Beachland Elementary still searching for pick-up route
STORY
Is there a compromise that will ever suit all parties when it comes to rerouting the parental pick-up and drop-off locations around Beachland Elementary?
That was the question being asked by Indian River County School District officials after the Vero Beach planning and zoning board overwhelmingly rejected their latest proposal for dealing with the traffic bottlenecks that occur at Beachland twice daily during the school year.
Planning and zoning board members said they didn’t feel school district officials had done all they could to deal with the traffic and safety problems within the bounds of school property, and were instead moving the problem onto Central Beach residential streets to the detriment of people who live there.

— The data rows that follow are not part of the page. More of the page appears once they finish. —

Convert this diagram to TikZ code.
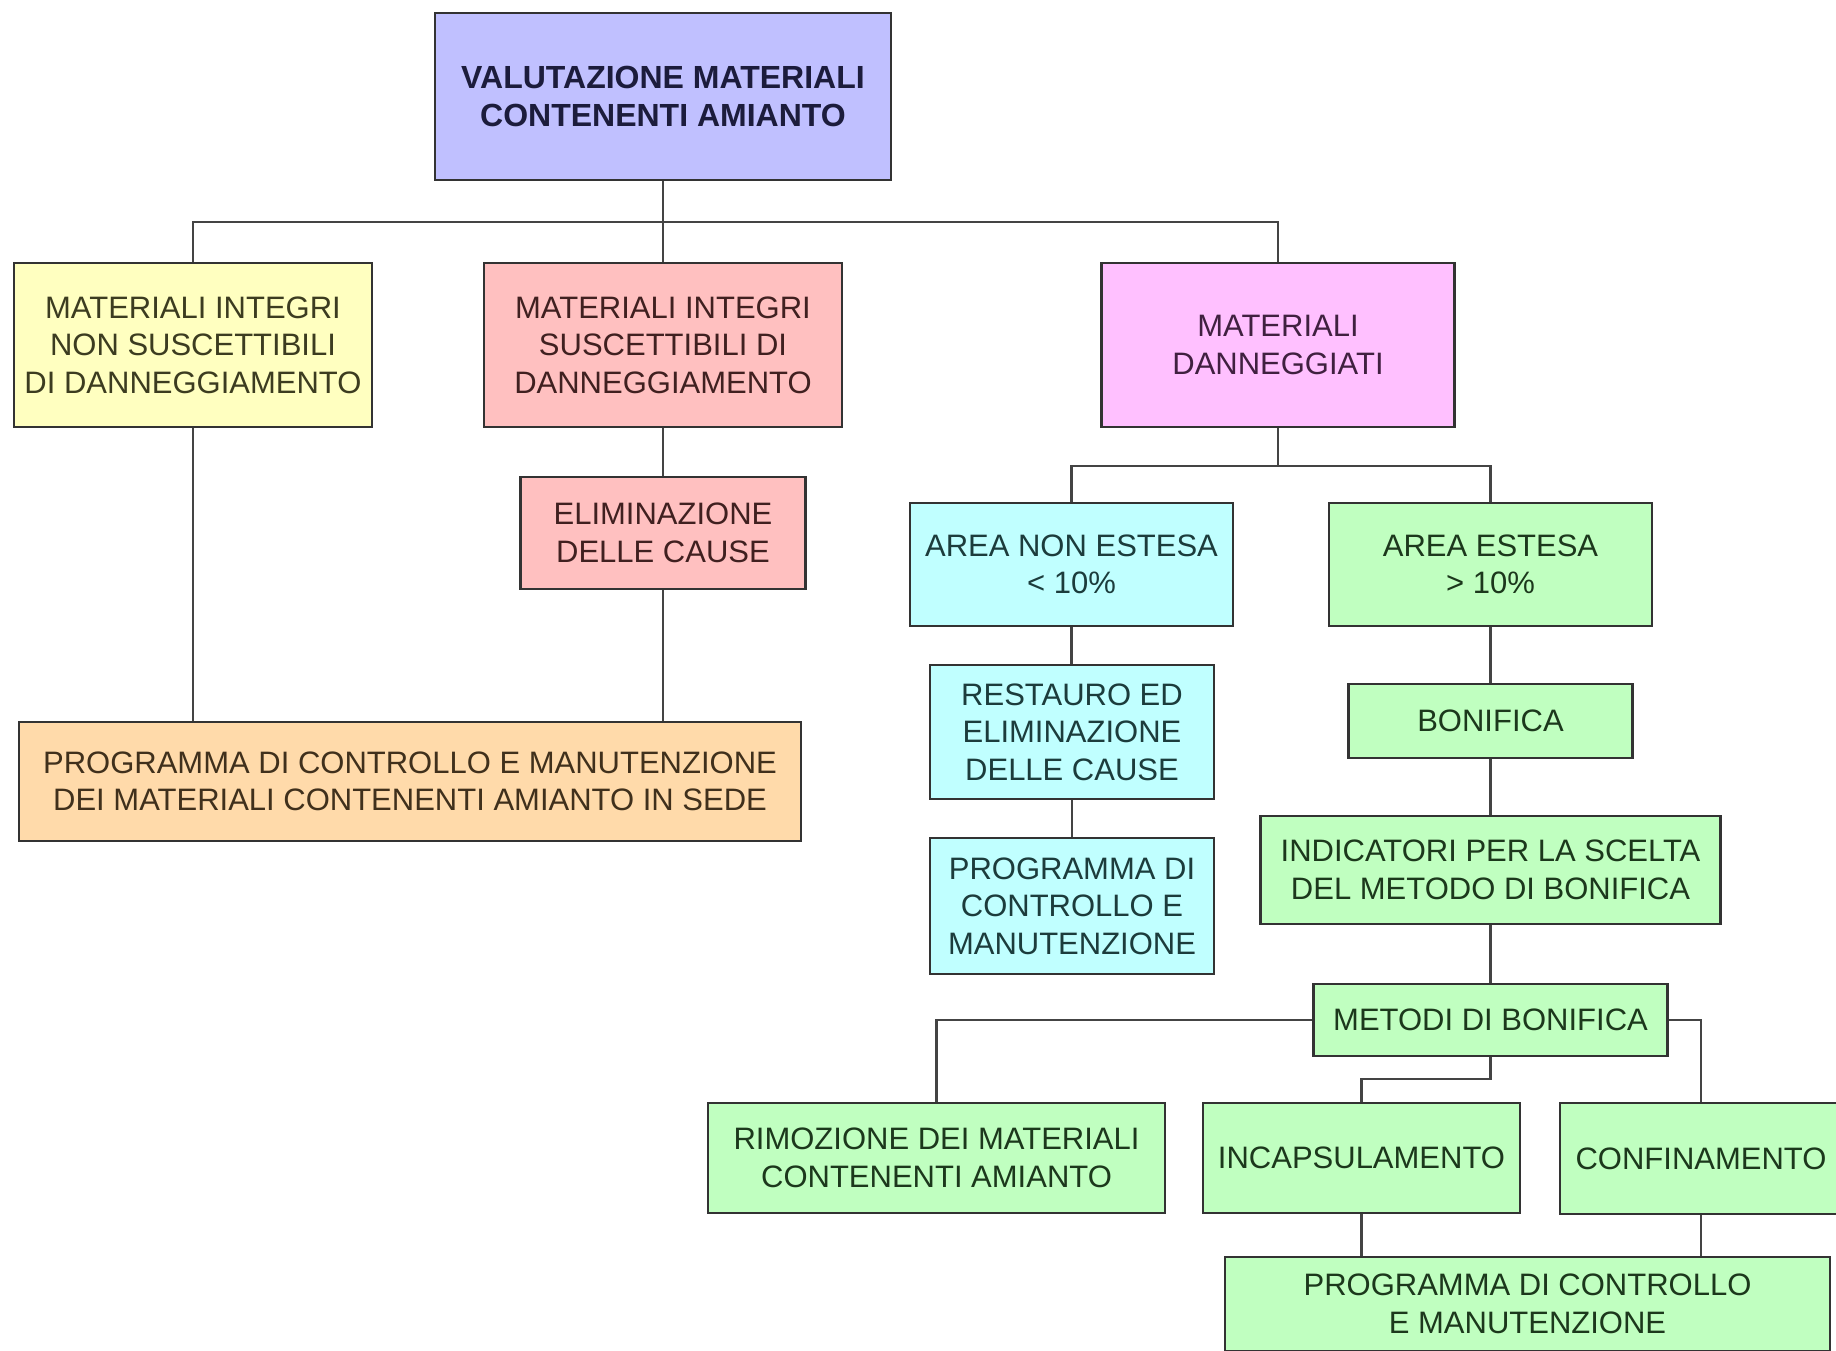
\documentclass[tikz,border=0pt]{standalone}
\usepackage{fontspec}
\setmainfont{Liberation Sans}
\definecolor{cTop}{HTML}{C0C0FF}
\definecolor{cYel}{HTML}{FFFFC0}
\definecolor{cPink}{HTML}{FFC0C0}
\definecolor{cMag}{HTML}{FFC0FF}
\definecolor{cOra}{HTML}{FFDAAA}
\definecolor{cCya}{HTML}{C0FFFF}
\definecolor{cGre}{HTML}{C0FFC0}
\definecolor{cBord}{HTML}{333333}
\definecolor{cLine}{HTML}{444444}
\tikzset{
  box/.style={draw=cBord, line width=1.1pt, rectangle, align=center, inner sep=0pt,
    font=\fontsize{15.5}{18.7}\selectfont},
  conn/.style={draw=cLine, line width=1.2pt},
  tTop/.style={fill=cTop, text={rgb,255:red,28;green,28;blue,60}, font=\fontsize{16}{18.7}\selectfont\bfseries},
  tYel/.style={fill=cYel, text={rgb,255:red,60;green,60;blue,32}},
  tPink/.style={fill=cPink, text={rgb,255:red,64;green,32;blue,32}},
  tMag/.style={fill=cMag, text={rgb,255:red,64;green,32;blue,64}},
  tOra/.style={fill=cOra, text={rgb,255:red,64;green,48;blue,28}},
  tCya/.style={fill=cCya, text={rgb,255:red,28;green,60;blue,60}},
  tGre/.style={fill=cGre, text={rgb,255:red,28;green,56;blue,28}},
}
\begin{document}
\begin{tikzpicture}[x=0.5pt,y=-0.5pt]
\useasboundingbox (0,0) rectangle (1836,1350);
\fill[white] (0,0) rectangle (1836,1350);
\begin{scope}
\clip (0,0) rectangle (1836,1350);
% nodes
\node[box,tTop, minimum width=228pt, minimum height=83.5pt] (top) at (663,96.5) {VALUTAZIONE MATERIALI\\CONTENENTI AMIANTO};
\node[box,tYel, minimum width=179pt, minimum height=82pt] (A) at (193,345) {MATERIALI INTEGRI\\NON SUSCETTIBILI\\DI DANNEGGIAMENTO};
\node[box,tPink, minimum width=179pt, minimum height=82pt] (B) at (663,345) {MATERIALI INTEGRI\\SUSCETTIBILI DI\\DANNEGGIAMENTO};
\node[box,tMag, minimum width=176.5pt, minimum height=82pt] (C) at (1278,345) {MATERIALI\\DANNEGGIATI};
\node[box,tPink, minimum width=142.5pt, minimum height=56pt] (elim) at (663,533) {ELIMINAZIONE\\DELLE CAUSE};
\node[box,tOra, minimum width=391pt, minimum height=59.5pt] (prog) at (410,781.5) {PROGRAMMA DI CONTROLLO E MANUTENZIONE\\DEI MATERIALI CONTENENTI AMIANTO IN SEDE};
\node[box,tCya, minimum width=161.5pt, minimum height=61.5pt] (ane) at (1071.5,564.5) {AREA NON ESTESA\\< 10\%};
\node[box,tGre, minimum width=161.5pt, minimum height=61.5pt] (ae) at (1490.5,564.5) {AREA ESTESA\\> 10\%};
\node[box,tCya, minimum width=142pt, minimum height=67pt] (rest) at (1072,732) {RESTAURO ED\\ELIMINAZIONE\\DELLE CAUSE};
\node[box,tCya, minimum width=142pt, minimum height=68pt] (progc) at (1072,906) {PROGRAMMA DI\\CONTROLLO E\\MANUTENZIONE};
\node[box,tGre, minimum width=142pt, minimum height=37pt] (bon) at (1490.5,721) {BONIFICA};
\node[box,tGre, minimum width=230pt, minimum height=54pt] (ind) at (1490.5,870) {INDICATORI PER LA SCELTA\\DEL METODO DI BONIFICA};
\node[box,tGre, minimum width=177pt, minimum height=36pt] (met) at (1490.5,1020) {METODI DI BONIFICA};
\node[box,tGre, minimum width=228.5pt, minimum height=55pt] (rim) at (936.5,1158) {RIMOZIONE DEI MATERIALI\\CONTENENTI AMIANTO};
\node[box,tGre, minimum width=158.5pt, minimum height=55pt] (inc) at (1361.5,1158) {INCAPSULAMENTO};
\node[box,tGre, minimum width=141pt, minimum height=55.5pt] (conf) at (1701,1158.5) {CONFINAMENTO};
\node[box,tGre, minimum width=302.5pt, minimum height=47pt] (fin) at (1527.5,1304) {PROGRAMMA DI CONTROLLO\\E MANUTENZIONE};
% connectors
\draw[conn] (top.south) -- (B.north);
\draw[conn] (top.south) -- ++(0,41) -| (A.north);
\draw[conn] (top.south) -- ++(0,41) -| (C.north);
\draw[conn] (A.south) -- (A.south |- prog.north);
\draw[conn] (B.south) -- (elim.north);
\draw[conn] (elim.south) -- (elim.south |- prog.north);
\draw[conn] (C.south) -- ++(0,38) -| (ane.north);
\draw[conn] (C.south) -- ++(0,38) -| (ae.north);
\draw[conn] (ane.south) -- (ane.south |- rest.north);
\draw[conn] (rest.south) -- (progc.north);
\draw[conn] (ae.south) -- (bon.north);
\draw[conn] (bon.south) -- (ind.north);
\draw[conn] (ind.south) -- (met.north);
\draw[conn] (met.west) -| (rim.north);
\draw[conn] (met.east) -| (conf.north);
\draw[conn] (met.south) -- ++(0,22) -| (inc.north);
\draw[conn] (inc.south) -- (inc.south |- fin.north);
\draw[conn] (conf.south) -- (conf.south |- fin.north);
\end{scope}
\end{tikzpicture}
\end{document}
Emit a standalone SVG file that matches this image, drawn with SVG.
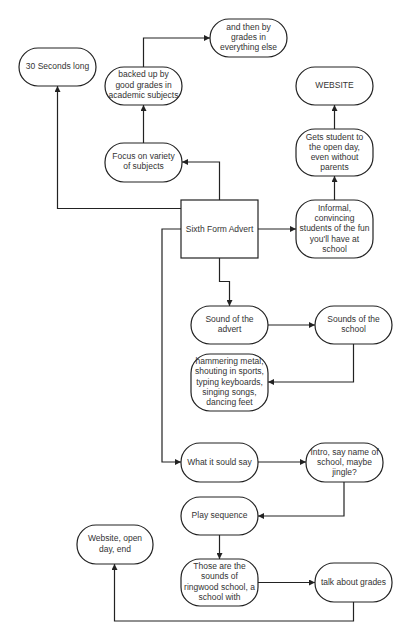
<svg xmlns="http://www.w3.org/2000/svg" width="411" height="640" viewBox="0 0 411 640">
<style>
.n{fill:#fff;stroke:#222;stroke-width:1.2}
.t{font-family:"Liberation Sans",Arial,sans-serif;font-size:8.5px;fill:#333;text-anchor:middle}
.c{fill:none;stroke:#222;stroke-width:1.2}
</style>
<defs>
<marker id="a" viewBox="0 0 10 10" refX="10" refY="5" markerWidth="7" markerHeight="6" markerUnits="userSpaceOnUse" orient="auto">
<path d="M0,0 L10,5 L0,10 z" fill="#222"/>
</marker>
</defs>
<rect width="411" height="640" fill="#fff"/>
<g id="connectors">
<path class="c" d="M143.5,67 V38 H210" marker-end="url(#a)"/>
<path class="c" d="M143.5,143 V105" marker-end="url(#a)"/>
<path class="c" d="M219.5,200 V162 H182" marker-end="url(#a)"/>
<path class="c" d="M181,208.5 H57.5 V86" marker-end="url(#a)"/>
<path class="c" d="M334.5,200 V176" marker-end="url(#a)"/>
<path class="c" d="M334.5,129 V105" marker-end="url(#a)"/>
<path class="c" d="M258,229 H296" marker-end="url(#a)"/>
<path class="c" d="M219.5,258 V281.5 H229.5 V306" marker-end="url(#a)"/>
<path class="c" d="M268,325 H315" marker-end="url(#a)"/>
<path class="c" d="M353.5,344 V382 H268" marker-end="url(#a)"/>
<path class="c" d="M181,229 H162 V462 H181" marker-end="url(#a)"/>
<path class="c" d="M258,462 H306" marker-end="url(#a)"/>
<path class="c" d="M344,482 V516 H258" marker-end="url(#a)"/>
<path class="c" d="M219.5,535 V559" marker-end="url(#a)"/>
<path class="c" d="M258,582.5 H315" marker-end="url(#a)"/>
<path class="c" d="M353.5,602 V621 H114.5 V564" marker-end="url(#a)"/>
</g>
<g id="n_andthen"><rect class="n" x="210" y="19" width="77" height="38" rx="19"/>
<text class="t" x="248.5" y="30">and then by</text><text class="t" x="248.5" y="40">grades in</text><text class="t" x="248.5" y="50">everything else</text></g>
<g id="n_30sec"><rect class="n" x="19" y="48" width="77" height="38" rx="19"/>
<text class="t" x="57.5" y="69">30 Seconds long</text></g>
<g id="n_backed"><rect class="n" x="105" y="67" width="77" height="38" rx="19"/>
<text class="t" x="143.5" y="77">backed up by</text><text class="t" x="143.5" y="87.5">good grades in</text><text class="t" x="143.5" y="98">academic subjects</text></g>
<g id="n_website"><rect class="n" x="296" y="67" width="77" height="38" rx="19"/>
<text class="t" x="334.5" y="88">WEBSITE</text></g>
<g id="n_gets"><rect class="n" x="296" y="129" width="77" height="47" rx="19"/>
<text class="t" x="334.5" y="139.5">Gets student to</text><text class="t" x="334.5" y="149.5">the open day,</text><text class="t" x="334.5" y="159.5">even without</text><text class="t" x="334.5" y="169.5">parents</text></g>
<g id="n_focus"><rect class="n" x="105" y="143" width="77" height="39" rx="19"/>
<text class="t" x="143.5" y="159">Focus on variety</text><text class="t" x="143.5" y="169">of subjects</text></g>
<g id="n_sixth"><rect class="n" x="181" y="200" width="77" height="58"/>
<text class="t" x="219.5" y="232">Sixth Form Advert</text></g>
<g id="n_informal"><rect class="n" x="296" y="200" width="77" height="58" rx="19"/>
<text class="t" x="334.5" y="210.5">Informal,</text><text class="t" x="334.5" y="221">convincing</text><text class="t" x="334.5" y="231">students of the fun</text><text class="t" x="334.5" y="241.5">you'll have at</text><text class="t" x="334.5" y="252">school</text></g>
<g id="n_soundadvert"><rect class="n" x="191" y="306" width="77" height="38" rx="19"/>
<text class="t" x="229.5" y="321.5">Sound of the</text><text class="t" x="229.5" y="331.5">advert</text></g>
<g id="n_soundschool"><rect class="n" x="315" y="306" width="77" height="38" rx="19"/>
<text class="t" x="353.5" y="321.5">Sounds of the</text><text class="t" x="353.5" y="331.5">school</text></g>
<g id="n_hammer"><rect class="n" x="191" y="354" width="77" height="57" rx="19"/>
<text class="t" x="229.5" y="364">hammering metal,</text><text class="t" x="229.5" y="374.3">shouting in sports,</text><text class="t" x="229.5" y="384.7">typing keyboards,</text><text class="t" x="229.5" y="395">singing songs,</text><text class="t" x="229.5" y="405">dancing feet</text></g>
<g id="n_what"><rect class="n" x="181" y="443" width="77" height="39" rx="19"/>
<text class="t" x="219.5" y="465">What it sould say</text></g>
<g id="n_intro"><rect class="n" x="306" y="443" width="77" height="39" rx="19"/>
<text class="t" x="344.5" y="454.5">Intro, say name of</text><text class="t" x="344.5" y="465">school, maybe</text><text class="t" x="344.5" y="475">jingle?</text></g>
<g id="n_play"><rect class="n" x="181" y="497" width="77" height="38" rx="19"/>
<text class="t" x="219.5" y="518">Play sequence</text></g>
<g id="n_website2"><rect class="n" x="77" y="525" width="76" height="39" rx="19"/>
<text class="t" x="115" y="541.3">Website, open</text><text class="t" x="115" y="551.5">day, end</text></g>
<g id="n_those"><rect class="n" x="181" y="559" width="77" height="47" rx="19"/>
<text class="t" x="219.5" y="569">Those are the</text><text class="t" x="219.5" y="579">sounds of</text><text class="t" x="219.5" y="589.5">ringwood school, a</text><text class="t" x="219.5" y="599.5">school with</text></g>
<g id="n_talk"><rect class="n" x="315" y="563" width="77" height="39" rx="19"/>
<text class="t" x="353.5" y="585">talk about grades</text></g>
</svg>
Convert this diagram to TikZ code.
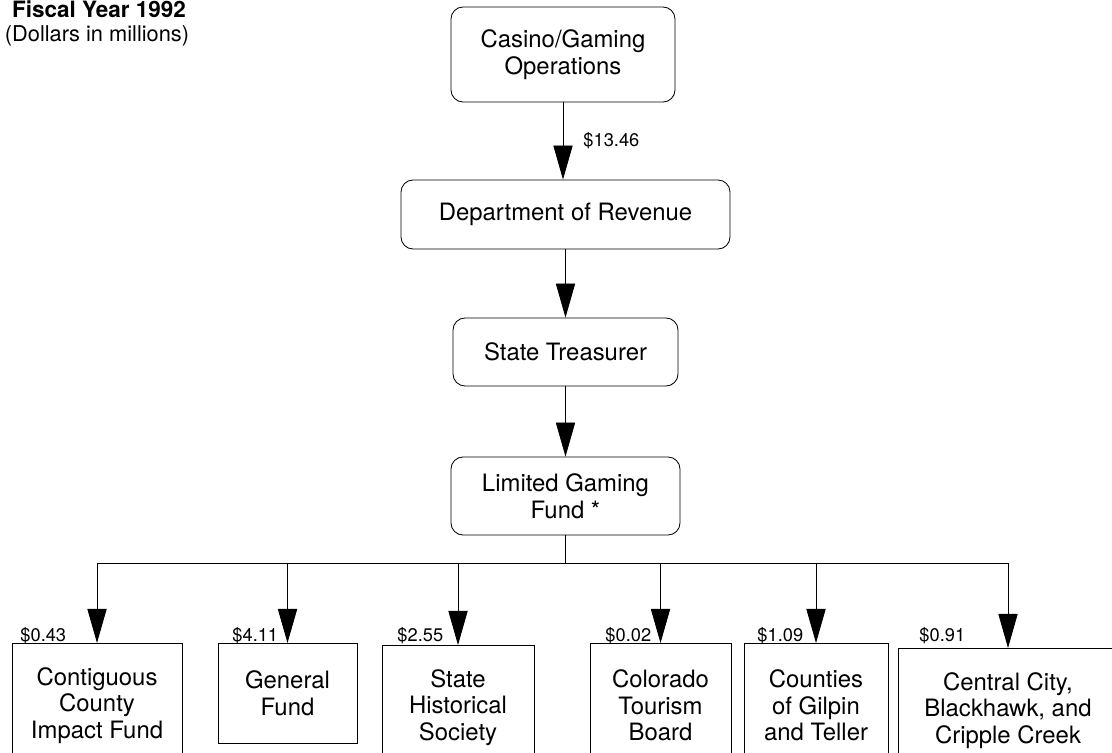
\documentclass[tikz,border=0pt]{standalone}
\usepackage{fontspec}
\setmainfont{TeX Gyre Heros}
\usetikzlibrary{arrows.meta}
\tikzset{>={Triangle[length=0.85cm,width=0.48cm]}}
\tikzset{
	office/.style={draw, rounded corners=0.3cm, align=center, inner sep=0pt, font=\fontsize{17}{19}\selectfont},
	fund/.style={draw, anchor=north, align=center, inner sep=0pt, font=\fontsize{17}{19}\selectfont},
	amount/.style={anchor=base west, inner sep=0pt, font=\fontsize{13}{15}\selectfont}
}

\begin{document}
\begin{tikzpicture}[x=0.025cm, y=-0.025cm, line width=0.6pt]

\def\px{0.025cm}
\def\h{124}

\useasboundingbox (0,0) rectangle (1112,753);
\clip (0,0) rectangle (1112,753);

% Heading
\node[anchor=base, inner sep=0pt, font=\bfseries\fontsize{16}{18}\selectfont] (title) at (99,18) {Fiscal Year 1992};
\node[anchor=base, inner sep=0pt, font=\fontsize{15.5}{18}\selectfont] (units) at (97,42) {(Dollars in millions)};

% Offices
\node[office, minimum width=224*\px, minimum height=95*\px] (casino) at (563,54.5) {Casino/Gaming\\Operations};

\node[office, minimum width=329*\px, minimum height=69*\px] (dor) at (565.5,214.5) {Department of Revenue};

\node[office, minimum width=225*\px, minimum height=68*\px] (treas) at (565.5,352) {State Treasurer};

\node[office, minimum width=229*\px, minimum height=78*\px] (lgf) at (565.5,496) {Limited Gaming\\Fund *};

\draw[->] (casino.south) -- (casino.south |- dor.north);
\draw[->] (dor.south) -- (dor.south |- treas.north);
\draw[->] (treas.south) -- (treas.south |- lgf.north);

\node[amount] (total) at (583,147) {\$13.46};

% Funds
\node[fund, minimum width=170*\px, minimum height=\h*\px] (f1) at (97,643) {Contiguous\\County\\Impact Fund};
\node[fund, minimum width=139*\px, minimum height=100*\px] (f2) at (287.5,643) {General\\Fund};
\node[fund, minimum width=152*\px, minimum height=\h*\px] (f3) at (458,645) {State\\Historical\\Society};
\node[fund, minimum width=141*\px, minimum height=\h*\px] (f4) at (660.5,643) {Colorado\\Tourism\\Board};
\node[fund, minimum width=144*\px, minimum height=\h*\px] (f5) at (816,643) {Counties\\of Gilpin\\and Teller};
\node[fund, minimum width=220*\px, minimum height=\h*\px] (f6) at (1008,648) {Central City,\\Blackhawk, and\\Cripple Creek};

\coordinate (bus) at (564,563);
\draw (lgf.south) -- (lgf.south |- bus);
\draw (f1.north |- bus) -- (f6.north |- bus);
\foreach \i in {1,...,6}{
	\draw[->] (f\i.north |- bus) -- (f\i.north);
}

% Amounts
\node[amount] (a1) at (20,641) {\$0.43};
\node[amount] (a2) at (232,641) {\$4.11};
\node[amount] (a3) at (397,641) {\$2.55};
\node[amount] (a4) at (605,641) {\$0.02};
\node[amount] (a5) at (757,641) {\$1.09};
\node[amount] (a6) at (919,642) {\$0.91};

\end{tikzpicture}
\end{document}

School officials said termed the latest design – the third put forward thus far – a compromise in an attempt to be a good neighbor to the surrounding residents. But the planning and zoning board didn’t buy it.
"I'm a big property rights person," said planning board Chairman Larry Lauffer. "I don't know what they (the Central Beach residents) got as a compromise."
The victory for the residents opposed to the plan, which would have funneled more than 100 cars into lines in front of homes on Date Palm and Mockingbird twice each day, could be short-lived assuming the school district now takes the matter to the Vero Beach City Council.
Council members could approve a conditional use permit to allow the plan. If they don’t, the school district will have to come up with another plan or perhaps junk the effort that has riled Central Beach residents for nearly two years.
The plan under consideration last week – which would have nearly doubled the number of cars on Date Palm during the school year – passed muster with the city planning department, but planning board members unanimously junked it.
That plan was the third attempt by the school district to work out a traffic plan compromise with Central Beach residents. The first plan presented publicly to the community nearly a year ago was one that would have virtually destroyed the ecological habitat of the old hammock near the school, building a road through the hammock for parents to pick up their children.
During public comment last week, some Central Beach residents suggested the school district go back to a plan similar to the initial one.
"It will further delay the job," said architect John Binkley, who predicted environmentalists would again come out in full force to try and stop the construction of a road.
The project's latest incarnation had already received approval from the St. Johns River Water Management District as well as the school board.
If the planning and zoning board had given its approval, the matter wouldn't have had to go before the City Council and construction could have started in a few months, finishing in time for the next school year.
"This is first and foremost – 100 percent – totally a safety issue," school board member Matt McCain told the planning and zoning board prior to its vote. "It is an untenable situation going on there."
McCain said when he was elected in 2008, he sat down with then superintendent Harry LaCava and they discussed a number of long and short-range goals. Solving Beachland's parent pickup problem was among the short-range goals.
"That 4 1/2 years ought to tell you there is no easy solution that everyone is going to like," McCain said. "If it were that easy, it would have been done years ago."
McCain said he doesn't favor any one plan over the other, but just wants the safety issues addressed. He said he has seen school let out and how unsafe it can be when traffic backs up not only for motorists but for children as well who are cutting in between moving vehicles.
"Right now, our kids are in an unsafe situation," McCain said. "...It's amazing we haven't had a tragic situation yet."
But many of those opposed to the latest proposal – who packed last week’s hearing – said that the safety of pedestrians, bicyclists and residents as well as students who walk to school each day would be in jeopardy because of the additional traffic it would route along Date Palm, a street that does not have a sidewalk.
"One bad design doesn't deserve another bad design," said Date Palm resident Lisa Bowles.